** start of INFORMATION SUPPLIED **
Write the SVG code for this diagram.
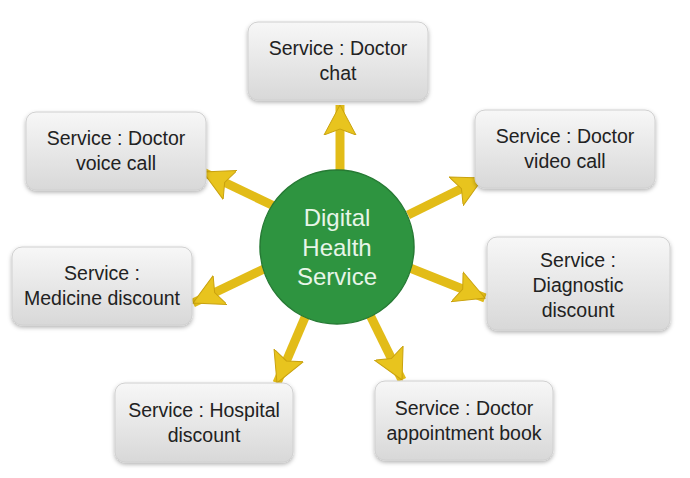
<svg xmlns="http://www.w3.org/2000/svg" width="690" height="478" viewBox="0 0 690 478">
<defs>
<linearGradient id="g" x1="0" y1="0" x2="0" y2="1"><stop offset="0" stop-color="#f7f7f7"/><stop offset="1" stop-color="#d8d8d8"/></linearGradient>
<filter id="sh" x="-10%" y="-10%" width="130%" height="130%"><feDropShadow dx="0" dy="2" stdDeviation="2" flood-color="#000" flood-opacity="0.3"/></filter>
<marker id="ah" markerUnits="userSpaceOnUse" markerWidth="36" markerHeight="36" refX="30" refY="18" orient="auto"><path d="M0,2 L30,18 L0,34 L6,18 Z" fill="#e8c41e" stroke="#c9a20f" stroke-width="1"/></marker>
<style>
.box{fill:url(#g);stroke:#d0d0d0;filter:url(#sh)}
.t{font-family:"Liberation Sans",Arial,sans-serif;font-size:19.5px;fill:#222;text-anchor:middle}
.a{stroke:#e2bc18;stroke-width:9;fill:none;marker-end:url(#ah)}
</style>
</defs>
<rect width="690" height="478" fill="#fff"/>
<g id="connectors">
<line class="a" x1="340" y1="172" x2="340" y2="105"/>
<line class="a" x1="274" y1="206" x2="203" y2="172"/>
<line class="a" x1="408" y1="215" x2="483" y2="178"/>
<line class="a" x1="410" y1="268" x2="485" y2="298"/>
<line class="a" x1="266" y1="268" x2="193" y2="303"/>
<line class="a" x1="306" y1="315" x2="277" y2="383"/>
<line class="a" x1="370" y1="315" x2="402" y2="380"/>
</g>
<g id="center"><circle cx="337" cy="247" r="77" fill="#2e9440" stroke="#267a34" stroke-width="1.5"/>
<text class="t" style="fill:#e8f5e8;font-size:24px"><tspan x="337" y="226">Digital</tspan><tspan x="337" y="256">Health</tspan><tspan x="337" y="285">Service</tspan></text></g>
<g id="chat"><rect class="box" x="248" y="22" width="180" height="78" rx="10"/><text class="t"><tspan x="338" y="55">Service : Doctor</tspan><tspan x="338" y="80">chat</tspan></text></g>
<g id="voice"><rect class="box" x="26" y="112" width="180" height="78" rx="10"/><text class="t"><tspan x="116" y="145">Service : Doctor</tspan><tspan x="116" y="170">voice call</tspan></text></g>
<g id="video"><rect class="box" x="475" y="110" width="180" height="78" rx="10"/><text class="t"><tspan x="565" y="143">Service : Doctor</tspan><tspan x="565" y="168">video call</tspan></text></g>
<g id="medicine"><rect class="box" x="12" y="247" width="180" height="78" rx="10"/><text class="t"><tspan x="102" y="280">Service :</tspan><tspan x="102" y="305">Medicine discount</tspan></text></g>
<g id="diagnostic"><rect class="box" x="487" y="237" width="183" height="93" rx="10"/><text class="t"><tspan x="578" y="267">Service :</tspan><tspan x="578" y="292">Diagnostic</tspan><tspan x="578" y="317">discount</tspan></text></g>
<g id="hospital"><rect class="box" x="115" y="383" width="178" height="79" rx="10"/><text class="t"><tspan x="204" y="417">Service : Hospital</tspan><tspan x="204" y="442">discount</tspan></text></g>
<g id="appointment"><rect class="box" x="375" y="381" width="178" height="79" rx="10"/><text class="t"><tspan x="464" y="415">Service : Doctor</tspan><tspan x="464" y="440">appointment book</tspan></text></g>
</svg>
** end of INFORMATION SUPPLIED **
#### DIRECTIVE:
Write the listing above out again exactly, dropping each image.

#### SOLUTION:
Write the SVG code for this diagram.
<svg xmlns="http://www.w3.org/2000/svg" width="690" height="478" viewBox="0 0 690 478">
<defs>
<linearGradient id="g" x1="0" y1="0" x2="0" y2="1"><stop offset="0" stop-color="#f7f7f7"/><stop offset="1" stop-color="#d8d8d8"/></linearGradient>
<filter id="sh" x="-10%" y="-10%" width="130%" height="130%"><feDropShadow dx="0" dy="2" stdDeviation="2" flood-color="#000" flood-opacity="0.3"/></filter>
<marker id="ah" markerUnits="userSpaceOnUse" markerWidth="36" markerHeight="36" refX="30" refY="18" orient="auto"><path d="M0,2 L30,18 L0,34 L6,18 Z" fill="#e8c41e" stroke="#c9a20f" stroke-width="1"/></marker>
<style>
.box{fill:url(#g);stroke:#d0d0d0;filter:url(#sh)}
.t{font-family:"Liberation Sans",Arial,sans-serif;font-size:19.5px;fill:#222;text-anchor:middle}
.a{stroke:#e2bc18;stroke-width:9;fill:none;marker-end:url(#ah)}
</style>
</defs>
<rect width="690" height="478" fill="#fff"/>
<g id="connectors">
<line class="a" x1="340" y1="172" x2="340" y2="105"/>
<line class="a" x1="274" y1="206" x2="203" y2="172"/>
<line class="a" x1="408" y1="215" x2="483" y2="178"/>
<line class="a" x1="410" y1="268" x2="485" y2="298"/>
<line class="a" x1="266" y1="268" x2="193" y2="303"/>
<line class="a" x1="306" y1="315" x2="277" y2="383"/>
<line class="a" x1="370" y1="315" x2="402" y2="380"/>
</g>
<g id="center"><circle cx="337" cy="247" r="77" fill="#2e9440" stroke="#267a34" stroke-width="1.5"/>
<text class="t" style="fill:#e8f5e8;font-size:24px"><tspan x="337" y="226">Digital</tspan><tspan x="337" y="256">Health</tspan><tspan x="337" y="285">Service</tspan></text></g>
<g id="chat"><rect class="box" x="248" y="22" width="180" height="78" rx="10"/><text class="t"><tspan x="338" y="55">Service : Doctor</tspan><tspan x="338" y="80">chat</tspan></text></g>
<g id="voice"><rect class="box" x="26" y="112" width="180" height="78" rx="10"/><text class="t"><tspan x="116" y="145">Service : Doctor</tspan><tspan x="116" y="170">voice call</tspan></text></g>
<g id="video"><rect class="box" x="475" y="110" width="180" height="78" rx="10"/><text class="t"><tspan x="565" y="143">Service : Doctor</tspan><tspan x="565" y="168">video call</tspan></text></g>
<g id="medicine"><rect class="box" x="12" y="247" width="180" height="78" rx="10"/><text class="t"><tspan x="102" y="280">Service :</tspan><tspan x="102" y="305">Medicine discount</tspan></text></g>
<g id="diagnostic"><rect class="box" x="487" y="237" width="183" height="93" rx="10"/><text class="t"><tspan x="578" y="267">Service :</tspan><tspan x="578" y="292">Diagnostic</tspan><tspan x="578" y="317">discount</tspan></text></g>
<g id="hospital"><rect class="box" x="115" y="383" width="178" height="79" rx="10"/><text class="t"><tspan x="204" y="417">Service : Hospital</tspan><tspan x="204" y="442">discount</tspan></text></g>
<g id="appointment"><rect class="box" x="375" y="381" width="178" height="79" rx="10"/><text class="t"><tspan x="464" y="415">Service : Doctor</tspan><tspan x="464" y="440">appointment book</tspan></text></g>
</svg>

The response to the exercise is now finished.